Holding — Tamura, J.
- The court affirmed the trial court, holding that when there are multiple beneficiaries, any one of them is empowered to give notice of default and election to sell, so the foreclosure was valid and Janetzky had no valid interest.
Rule
- When there are multiple beneficiaries under a single note and deed of trust, any one beneficiary may give notice of default and initiate a nonjudicial foreclosure.
Reasoning
- The court reasoned that multiple beneficiaries share a community of interest in the secured obligation and that a beneficiary has a duty and power to protect the corpus of the estate, including foreclosing upon default.
- It cited authorities suggesting that a single beneficiary may initiate foreclosure and that it is better practice for all beneficiaries to join, but the cases did not require joint action.
- The court discussed Bliss v. Security-First National Bank and Hohn v. Riverside County Flood Control District to support that a cotenant may foreclose to protect the entire security, and it noted that a cotenant has the right to act without the aid of others to prevent loss.
- It rejected Janetzky’s reliance on Civil Code provisions to require all beneficiaries to execute the notice, and it rejected suggestions drawn from Civil Code 860 about requiring all to act, noting that the power to act in this context was vested in each beneficiary and survived the death of one beneficiary.
- The court also distinguished the nonjudicial foreclosure context from judicial foreclosure, explaining that the former did not require every beneficiary to be joined as a party.

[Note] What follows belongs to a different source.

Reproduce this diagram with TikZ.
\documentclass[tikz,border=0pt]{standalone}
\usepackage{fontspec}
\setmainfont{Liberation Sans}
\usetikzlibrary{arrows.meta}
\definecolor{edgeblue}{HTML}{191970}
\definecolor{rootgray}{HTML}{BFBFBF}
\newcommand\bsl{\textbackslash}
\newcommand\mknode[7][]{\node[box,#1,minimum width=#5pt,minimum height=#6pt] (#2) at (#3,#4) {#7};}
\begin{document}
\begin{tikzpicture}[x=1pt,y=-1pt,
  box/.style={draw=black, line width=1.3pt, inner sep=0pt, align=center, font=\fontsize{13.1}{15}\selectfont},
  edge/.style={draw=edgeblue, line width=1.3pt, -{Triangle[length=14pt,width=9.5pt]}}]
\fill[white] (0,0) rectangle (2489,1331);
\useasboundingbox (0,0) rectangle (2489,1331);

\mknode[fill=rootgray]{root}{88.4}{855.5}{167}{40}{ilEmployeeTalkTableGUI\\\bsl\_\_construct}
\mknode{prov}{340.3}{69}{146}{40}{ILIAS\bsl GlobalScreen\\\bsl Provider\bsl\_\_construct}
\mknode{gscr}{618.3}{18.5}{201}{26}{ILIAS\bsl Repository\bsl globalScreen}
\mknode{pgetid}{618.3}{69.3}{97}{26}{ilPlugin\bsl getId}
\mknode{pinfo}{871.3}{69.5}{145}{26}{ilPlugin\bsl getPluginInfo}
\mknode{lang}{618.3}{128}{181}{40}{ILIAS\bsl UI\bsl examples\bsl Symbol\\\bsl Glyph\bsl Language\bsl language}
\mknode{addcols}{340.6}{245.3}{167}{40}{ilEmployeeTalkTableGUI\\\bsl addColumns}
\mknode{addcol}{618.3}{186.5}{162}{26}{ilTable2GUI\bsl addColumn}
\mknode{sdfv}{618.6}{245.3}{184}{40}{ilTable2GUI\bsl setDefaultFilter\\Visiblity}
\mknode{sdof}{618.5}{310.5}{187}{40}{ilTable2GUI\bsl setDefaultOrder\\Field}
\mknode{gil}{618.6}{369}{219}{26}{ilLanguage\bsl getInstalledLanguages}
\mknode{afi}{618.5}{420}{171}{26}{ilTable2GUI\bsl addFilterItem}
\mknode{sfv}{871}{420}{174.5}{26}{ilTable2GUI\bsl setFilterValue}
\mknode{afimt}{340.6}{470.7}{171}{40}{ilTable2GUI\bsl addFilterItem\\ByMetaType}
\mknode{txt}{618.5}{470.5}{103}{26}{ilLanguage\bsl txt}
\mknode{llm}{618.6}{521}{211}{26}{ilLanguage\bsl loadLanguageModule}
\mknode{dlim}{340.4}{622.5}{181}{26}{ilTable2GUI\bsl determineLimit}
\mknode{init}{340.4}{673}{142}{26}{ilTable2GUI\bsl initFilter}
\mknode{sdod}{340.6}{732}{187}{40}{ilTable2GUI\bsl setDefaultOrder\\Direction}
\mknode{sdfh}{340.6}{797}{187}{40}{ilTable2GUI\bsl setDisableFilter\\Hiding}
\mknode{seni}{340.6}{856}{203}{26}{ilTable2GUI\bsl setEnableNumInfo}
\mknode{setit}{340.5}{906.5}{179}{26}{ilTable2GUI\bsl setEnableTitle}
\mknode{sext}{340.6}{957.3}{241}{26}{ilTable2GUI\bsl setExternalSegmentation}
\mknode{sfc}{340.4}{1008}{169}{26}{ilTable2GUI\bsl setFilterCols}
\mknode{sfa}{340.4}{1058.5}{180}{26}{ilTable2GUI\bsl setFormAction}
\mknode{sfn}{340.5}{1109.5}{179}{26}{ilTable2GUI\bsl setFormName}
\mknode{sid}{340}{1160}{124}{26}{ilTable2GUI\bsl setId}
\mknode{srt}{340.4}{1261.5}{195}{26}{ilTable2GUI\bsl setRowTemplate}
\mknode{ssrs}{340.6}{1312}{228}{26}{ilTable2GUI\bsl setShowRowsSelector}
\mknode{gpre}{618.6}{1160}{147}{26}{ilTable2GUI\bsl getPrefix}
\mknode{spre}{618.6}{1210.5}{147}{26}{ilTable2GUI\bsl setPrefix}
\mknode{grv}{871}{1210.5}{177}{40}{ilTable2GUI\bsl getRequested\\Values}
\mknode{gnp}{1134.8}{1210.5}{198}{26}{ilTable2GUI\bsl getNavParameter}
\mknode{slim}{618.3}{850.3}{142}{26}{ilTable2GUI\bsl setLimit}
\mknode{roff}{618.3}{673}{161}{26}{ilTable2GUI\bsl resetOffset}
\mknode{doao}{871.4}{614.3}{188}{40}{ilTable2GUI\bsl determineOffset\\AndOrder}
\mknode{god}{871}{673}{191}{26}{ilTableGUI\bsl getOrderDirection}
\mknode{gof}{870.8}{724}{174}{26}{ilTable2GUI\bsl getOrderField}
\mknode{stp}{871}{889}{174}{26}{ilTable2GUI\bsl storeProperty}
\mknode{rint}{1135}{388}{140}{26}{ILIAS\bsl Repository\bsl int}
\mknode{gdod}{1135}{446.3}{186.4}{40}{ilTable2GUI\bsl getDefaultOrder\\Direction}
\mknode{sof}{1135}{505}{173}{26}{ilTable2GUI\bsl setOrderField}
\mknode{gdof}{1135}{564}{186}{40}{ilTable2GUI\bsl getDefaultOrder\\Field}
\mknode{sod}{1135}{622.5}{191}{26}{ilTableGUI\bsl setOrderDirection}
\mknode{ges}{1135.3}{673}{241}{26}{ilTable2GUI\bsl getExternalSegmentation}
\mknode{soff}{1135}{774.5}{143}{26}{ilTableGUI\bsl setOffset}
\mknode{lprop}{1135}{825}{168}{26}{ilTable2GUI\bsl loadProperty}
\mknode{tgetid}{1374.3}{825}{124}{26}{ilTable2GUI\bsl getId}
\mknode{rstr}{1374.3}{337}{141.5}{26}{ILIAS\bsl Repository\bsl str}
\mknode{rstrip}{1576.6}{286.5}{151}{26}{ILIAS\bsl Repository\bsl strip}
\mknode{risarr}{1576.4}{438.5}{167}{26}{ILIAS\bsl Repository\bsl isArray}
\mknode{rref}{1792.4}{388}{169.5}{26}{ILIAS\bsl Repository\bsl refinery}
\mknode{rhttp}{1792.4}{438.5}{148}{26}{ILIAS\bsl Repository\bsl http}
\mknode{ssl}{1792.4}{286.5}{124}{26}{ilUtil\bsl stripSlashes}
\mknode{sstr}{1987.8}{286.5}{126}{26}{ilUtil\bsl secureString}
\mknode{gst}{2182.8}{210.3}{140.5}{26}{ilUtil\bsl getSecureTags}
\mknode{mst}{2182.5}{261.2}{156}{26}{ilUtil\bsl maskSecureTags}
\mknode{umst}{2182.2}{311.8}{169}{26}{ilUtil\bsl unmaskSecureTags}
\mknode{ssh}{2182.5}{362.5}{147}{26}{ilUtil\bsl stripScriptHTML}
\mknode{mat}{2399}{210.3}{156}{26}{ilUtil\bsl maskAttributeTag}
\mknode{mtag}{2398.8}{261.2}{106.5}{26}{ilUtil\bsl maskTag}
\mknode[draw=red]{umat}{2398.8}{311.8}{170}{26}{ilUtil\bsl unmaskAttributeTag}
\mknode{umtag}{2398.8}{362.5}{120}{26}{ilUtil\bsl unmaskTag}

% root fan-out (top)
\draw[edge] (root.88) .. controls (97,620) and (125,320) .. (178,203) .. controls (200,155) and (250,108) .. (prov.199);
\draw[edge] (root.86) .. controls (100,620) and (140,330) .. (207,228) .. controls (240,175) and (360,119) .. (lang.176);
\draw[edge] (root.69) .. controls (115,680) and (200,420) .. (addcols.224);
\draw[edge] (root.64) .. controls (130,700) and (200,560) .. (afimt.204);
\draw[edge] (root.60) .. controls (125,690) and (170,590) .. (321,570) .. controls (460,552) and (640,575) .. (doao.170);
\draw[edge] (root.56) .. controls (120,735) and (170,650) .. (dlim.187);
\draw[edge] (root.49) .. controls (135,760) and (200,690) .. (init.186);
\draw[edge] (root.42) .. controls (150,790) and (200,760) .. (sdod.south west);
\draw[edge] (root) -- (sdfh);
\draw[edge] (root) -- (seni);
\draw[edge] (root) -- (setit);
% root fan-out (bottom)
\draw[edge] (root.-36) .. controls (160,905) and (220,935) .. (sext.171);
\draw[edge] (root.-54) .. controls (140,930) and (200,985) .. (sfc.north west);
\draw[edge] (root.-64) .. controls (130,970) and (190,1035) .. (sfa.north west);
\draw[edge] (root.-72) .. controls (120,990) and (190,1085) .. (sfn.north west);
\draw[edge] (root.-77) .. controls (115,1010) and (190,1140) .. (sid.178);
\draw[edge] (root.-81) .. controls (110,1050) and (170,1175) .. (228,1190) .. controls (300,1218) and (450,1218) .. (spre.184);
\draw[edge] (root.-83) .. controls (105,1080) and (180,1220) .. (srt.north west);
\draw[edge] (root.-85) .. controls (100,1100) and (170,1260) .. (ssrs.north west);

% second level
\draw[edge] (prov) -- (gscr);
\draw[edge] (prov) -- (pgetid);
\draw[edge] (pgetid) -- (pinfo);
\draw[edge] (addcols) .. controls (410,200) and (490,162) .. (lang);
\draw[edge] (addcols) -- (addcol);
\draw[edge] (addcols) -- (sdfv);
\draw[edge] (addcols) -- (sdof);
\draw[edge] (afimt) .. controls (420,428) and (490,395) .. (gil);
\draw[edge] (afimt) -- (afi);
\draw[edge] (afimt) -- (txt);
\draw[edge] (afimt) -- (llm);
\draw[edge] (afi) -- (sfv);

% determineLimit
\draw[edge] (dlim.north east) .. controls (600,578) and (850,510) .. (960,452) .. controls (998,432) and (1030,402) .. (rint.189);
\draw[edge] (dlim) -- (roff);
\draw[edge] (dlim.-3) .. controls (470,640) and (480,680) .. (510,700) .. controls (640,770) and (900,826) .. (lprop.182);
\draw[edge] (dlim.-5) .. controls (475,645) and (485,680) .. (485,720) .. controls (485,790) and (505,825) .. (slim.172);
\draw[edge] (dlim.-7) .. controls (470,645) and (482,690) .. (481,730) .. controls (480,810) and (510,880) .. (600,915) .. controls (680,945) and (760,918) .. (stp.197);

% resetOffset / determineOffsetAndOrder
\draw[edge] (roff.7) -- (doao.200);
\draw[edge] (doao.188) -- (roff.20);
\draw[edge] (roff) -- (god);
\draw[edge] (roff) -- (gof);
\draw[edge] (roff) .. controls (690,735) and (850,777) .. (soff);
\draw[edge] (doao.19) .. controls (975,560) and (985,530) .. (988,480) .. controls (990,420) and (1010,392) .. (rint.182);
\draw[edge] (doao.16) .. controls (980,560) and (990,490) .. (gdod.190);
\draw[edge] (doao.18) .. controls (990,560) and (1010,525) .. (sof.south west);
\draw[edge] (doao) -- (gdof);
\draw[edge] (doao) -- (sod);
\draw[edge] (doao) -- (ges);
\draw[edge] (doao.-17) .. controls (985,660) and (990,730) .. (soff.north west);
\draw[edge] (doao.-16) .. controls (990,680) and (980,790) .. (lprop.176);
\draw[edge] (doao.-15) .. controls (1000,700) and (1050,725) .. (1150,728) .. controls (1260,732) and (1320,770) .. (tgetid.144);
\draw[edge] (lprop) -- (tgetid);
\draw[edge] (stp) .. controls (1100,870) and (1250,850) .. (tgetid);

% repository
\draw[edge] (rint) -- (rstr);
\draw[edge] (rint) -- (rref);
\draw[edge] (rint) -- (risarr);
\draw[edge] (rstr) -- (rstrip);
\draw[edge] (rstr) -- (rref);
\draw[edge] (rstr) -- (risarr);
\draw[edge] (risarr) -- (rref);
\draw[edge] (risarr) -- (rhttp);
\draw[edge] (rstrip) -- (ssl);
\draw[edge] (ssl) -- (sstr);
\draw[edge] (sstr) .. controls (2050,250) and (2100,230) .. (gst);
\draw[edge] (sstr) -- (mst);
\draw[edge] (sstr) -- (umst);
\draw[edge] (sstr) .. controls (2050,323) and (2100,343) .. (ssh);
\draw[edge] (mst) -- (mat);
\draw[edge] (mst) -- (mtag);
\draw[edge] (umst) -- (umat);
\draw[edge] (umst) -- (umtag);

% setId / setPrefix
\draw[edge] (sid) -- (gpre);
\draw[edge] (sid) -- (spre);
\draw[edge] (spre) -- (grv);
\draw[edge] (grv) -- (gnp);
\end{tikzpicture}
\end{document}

- The court concluded that Perkins, as a cobeneficiary, properly gave notice of default and elected to sell, that the foreclosure sale extinguished any interest Janetzky claimed, and that the judgment would therefore stand.
Deep Dive: How the Court Reached Its Decision
The Right of a Cobeneficiary to Act Independently
The court emphasized that a cobeneficiary has the right to protect their mutual interest in the property without needing the consent or participation of other cobeneficiaries. This principle was grounded in the idea that beneficiaries have a community of interest similar to a joint venture or partnership, granting them agency powers to act independently. The court found that Perkins, as a cobeneficiary, was a tenant in common in the beneficial interest under the note and trust deed. Therefore, he was entitled to act to protect the estate from injury or loss, a right well-established in California law regarding cotenants. The court referenced several California cases and legal treatises to support the notion that any one of several beneficiaries may execute a notice of default to protect their collective interest.
Precedent Cases Supporting Independent Action
The court discussed precedent cases such as Bliss v. Security-First Nat. Bank, where a life tenant was allowed to execute a notice of default without the remainderman's consent, validating the action due to the life tenant's duty to protect the corpus of the estate. Similarly, in Hohn v. Riverside County Flood Control etc. Dist., the court permitted the holder of a delinquent note to initiate foreclosure proceedings independently, underscoring the right to foreclose on nonpayment. These cases reinforced the court's reasoning that a single beneficiary could act to protect the mutually secured interest without requiring the joinder of all beneficiaries. The court found that there was a clear implication from relevant authorities that such independent actions were permissible.
Interpretation of Civil Code Sections
The court addressed Janetzky's argument regarding Civil Code section 2924, which he contended required all beneficiaries to execute a notice of default. The court rejected this argument, interpreting the section liberally to promote justice and achieve its objectives. It pointed out that the code's provisions allow for singular terms to include the plural and vice versa, and thus the term "beneficiary" could include "beneficiaries" without mandating joint action. The court also dismissed the relevance of Civil Code section 860, explaining that the power to give notice of default was vested in each beneficiary individually, not collectively among several persons. Furthermore, since one of the original beneficiaries had died, the surviving beneficiary's execution of the power was justified under section 860.
Distinction Between Judicial and Nonjudicial Foreclosure
Janetzky argued that in a judicial foreclosure, all beneficiaries would be indispensable parties, implying that the same should apply to a nonjudicial foreclosure. The court differentiated between the two, noting that in judicial foreclosures, non-consenting comortgagees could be joined as defendants if necessary, but this did not preclude a single beneficiary from initiating foreclosure proceedings. The authorities cited by Janetzky did not establish a requirement for all beneficiaries to join as plaintiffs or for the foreclosure decree to be contingent on the participation of all beneficiaries. Thus, the court concluded that the procedural requirements for judicial foreclosures did not extend to nonjudicial foreclosure actions.
Conclusion on the Validity of the Foreclosure Sale
Ultimately, the court held that where there is more than one beneficiary under a single note and trust deed, any beneficiary may give notice of default and election to sell upon default. This ability stems from the beneficiary's right to protect their interest and the collective interest of all beneficiaries. The court found that Perkins's execution of the notice of default and subsequent foreclosure proceedings were lawful and did not require the involvement of all cobeneficiaries. Consequently, Janetzky's challenge to the foreclosure sale failed, as his claim of an equitable interest was based on oral agreements made long after the trust deed's recordation and was extinguished by the foreclosure. The judgment quieting title in favor of Perkins was thus affirmed.